Two dozen organizations in the area are taking part in the project that’s part of the ReThink Mental Health initiative. They’ll put positive practices in place for 10 months.

“The individuals in organizations will feel the change for themselves. Public Health is hoping that as organizations they’ll look at how they can build some of these things into their culture and environment,” Rory Beil, health promotion director for Clay County Public Health, said.

Some of ideas to promote happiness include random acts of kindness and expressing gratitude.

“What you do often you get good at. So things like recognizing the good things actually affects you and your health,” Beil said.

Just as there are things you can do to improve your physical health, there are things you can do to improve your mental health.

“We’re trying to apply the science that show you can do little tasks— all of us— to help build positives, not just overcome deficits,” Beil said.

The People Project gave out acts of kindness cards so people can get ideas on how they can spread positivity.

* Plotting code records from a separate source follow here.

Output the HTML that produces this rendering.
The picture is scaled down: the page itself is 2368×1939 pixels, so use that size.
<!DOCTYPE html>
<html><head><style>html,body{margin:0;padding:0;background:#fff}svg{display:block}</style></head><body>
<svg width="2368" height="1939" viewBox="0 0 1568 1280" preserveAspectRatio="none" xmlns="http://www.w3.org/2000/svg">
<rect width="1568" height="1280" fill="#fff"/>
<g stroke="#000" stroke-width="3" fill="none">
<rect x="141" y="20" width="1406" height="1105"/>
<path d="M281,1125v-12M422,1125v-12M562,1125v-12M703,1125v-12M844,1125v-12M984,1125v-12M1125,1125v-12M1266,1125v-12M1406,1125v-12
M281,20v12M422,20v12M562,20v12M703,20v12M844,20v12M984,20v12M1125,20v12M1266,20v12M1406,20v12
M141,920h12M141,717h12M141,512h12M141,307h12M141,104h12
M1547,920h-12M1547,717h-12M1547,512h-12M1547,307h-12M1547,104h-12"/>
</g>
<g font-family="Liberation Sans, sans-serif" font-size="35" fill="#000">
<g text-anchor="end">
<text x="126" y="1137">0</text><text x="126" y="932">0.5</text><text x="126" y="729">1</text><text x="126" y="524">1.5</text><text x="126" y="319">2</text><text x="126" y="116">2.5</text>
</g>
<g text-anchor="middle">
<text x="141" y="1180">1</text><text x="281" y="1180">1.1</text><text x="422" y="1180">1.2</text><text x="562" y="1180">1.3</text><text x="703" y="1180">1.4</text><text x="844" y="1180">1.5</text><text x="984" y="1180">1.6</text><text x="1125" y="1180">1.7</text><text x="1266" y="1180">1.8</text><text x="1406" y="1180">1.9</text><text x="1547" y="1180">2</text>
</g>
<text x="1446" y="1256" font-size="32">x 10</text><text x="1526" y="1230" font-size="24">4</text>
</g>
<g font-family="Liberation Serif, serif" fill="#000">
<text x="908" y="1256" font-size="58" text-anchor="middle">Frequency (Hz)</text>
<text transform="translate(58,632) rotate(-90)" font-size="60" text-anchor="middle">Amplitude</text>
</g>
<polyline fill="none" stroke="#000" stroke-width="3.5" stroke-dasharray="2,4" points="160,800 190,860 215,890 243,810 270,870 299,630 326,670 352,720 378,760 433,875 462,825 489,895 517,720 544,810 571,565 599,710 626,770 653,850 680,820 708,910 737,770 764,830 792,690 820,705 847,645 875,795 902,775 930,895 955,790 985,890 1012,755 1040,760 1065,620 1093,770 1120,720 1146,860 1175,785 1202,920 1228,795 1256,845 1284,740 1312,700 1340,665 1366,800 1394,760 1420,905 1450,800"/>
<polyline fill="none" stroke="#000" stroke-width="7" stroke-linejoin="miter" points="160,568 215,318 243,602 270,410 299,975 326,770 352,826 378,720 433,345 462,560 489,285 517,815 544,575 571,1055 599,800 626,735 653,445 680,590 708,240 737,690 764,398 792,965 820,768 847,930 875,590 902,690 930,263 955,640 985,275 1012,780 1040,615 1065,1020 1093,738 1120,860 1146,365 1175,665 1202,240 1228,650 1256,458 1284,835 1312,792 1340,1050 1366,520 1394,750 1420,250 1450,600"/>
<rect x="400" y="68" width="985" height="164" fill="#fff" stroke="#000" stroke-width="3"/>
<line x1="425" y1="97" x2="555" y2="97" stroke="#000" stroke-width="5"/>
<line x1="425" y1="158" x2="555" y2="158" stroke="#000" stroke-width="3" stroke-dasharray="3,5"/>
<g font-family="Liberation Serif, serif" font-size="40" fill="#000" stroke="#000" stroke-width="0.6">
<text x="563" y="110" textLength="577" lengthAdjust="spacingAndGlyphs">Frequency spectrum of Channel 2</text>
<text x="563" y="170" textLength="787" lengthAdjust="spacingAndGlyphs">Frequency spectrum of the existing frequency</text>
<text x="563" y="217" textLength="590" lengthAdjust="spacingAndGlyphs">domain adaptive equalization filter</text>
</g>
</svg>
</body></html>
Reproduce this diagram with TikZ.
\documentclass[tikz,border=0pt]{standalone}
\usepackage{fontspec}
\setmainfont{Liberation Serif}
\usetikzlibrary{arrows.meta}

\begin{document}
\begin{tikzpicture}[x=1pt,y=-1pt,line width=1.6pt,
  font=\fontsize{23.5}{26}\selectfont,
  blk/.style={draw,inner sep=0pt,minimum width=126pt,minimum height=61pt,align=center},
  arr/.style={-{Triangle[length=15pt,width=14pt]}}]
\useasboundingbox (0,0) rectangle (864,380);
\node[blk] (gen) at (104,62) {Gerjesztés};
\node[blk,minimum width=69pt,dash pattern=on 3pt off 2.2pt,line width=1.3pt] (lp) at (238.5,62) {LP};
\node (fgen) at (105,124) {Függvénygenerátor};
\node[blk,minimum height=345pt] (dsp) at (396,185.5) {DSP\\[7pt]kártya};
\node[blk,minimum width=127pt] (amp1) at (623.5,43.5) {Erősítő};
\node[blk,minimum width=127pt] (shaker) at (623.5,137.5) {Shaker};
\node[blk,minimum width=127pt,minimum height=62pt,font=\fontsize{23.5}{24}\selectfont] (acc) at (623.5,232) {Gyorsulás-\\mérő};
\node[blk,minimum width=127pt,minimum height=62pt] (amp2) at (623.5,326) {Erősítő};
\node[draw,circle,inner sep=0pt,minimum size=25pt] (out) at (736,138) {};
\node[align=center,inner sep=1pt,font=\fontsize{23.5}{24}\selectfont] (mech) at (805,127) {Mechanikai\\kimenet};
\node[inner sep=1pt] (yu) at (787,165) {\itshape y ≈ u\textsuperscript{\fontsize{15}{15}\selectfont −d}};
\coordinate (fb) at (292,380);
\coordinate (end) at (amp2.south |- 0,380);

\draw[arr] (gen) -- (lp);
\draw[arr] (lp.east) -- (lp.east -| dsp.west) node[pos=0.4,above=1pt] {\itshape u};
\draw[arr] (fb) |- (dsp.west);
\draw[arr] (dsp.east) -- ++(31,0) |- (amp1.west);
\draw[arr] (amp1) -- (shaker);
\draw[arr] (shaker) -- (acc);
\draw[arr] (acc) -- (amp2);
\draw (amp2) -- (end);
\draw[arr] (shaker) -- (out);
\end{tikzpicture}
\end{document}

You can also pass the cards on to other people.

Bringing positive practices into schools can create a positive trickle–down effect.

“We know that well–being for our educators is extremely important because educators that have a strong well–being impact our learners in a really positive way and that will eventually spill out into our communities,” Cory Steiner, superintendent of the Northern Cass School district, said.

It’s also a way to address mental health early on.

“There are ways we can do things to build a better system that’s better for our learners and better for our families,” Steiner said.

The ReThink Mental Health initiative was created in 2013 after a community survey pointed to mental health as a priority health issue.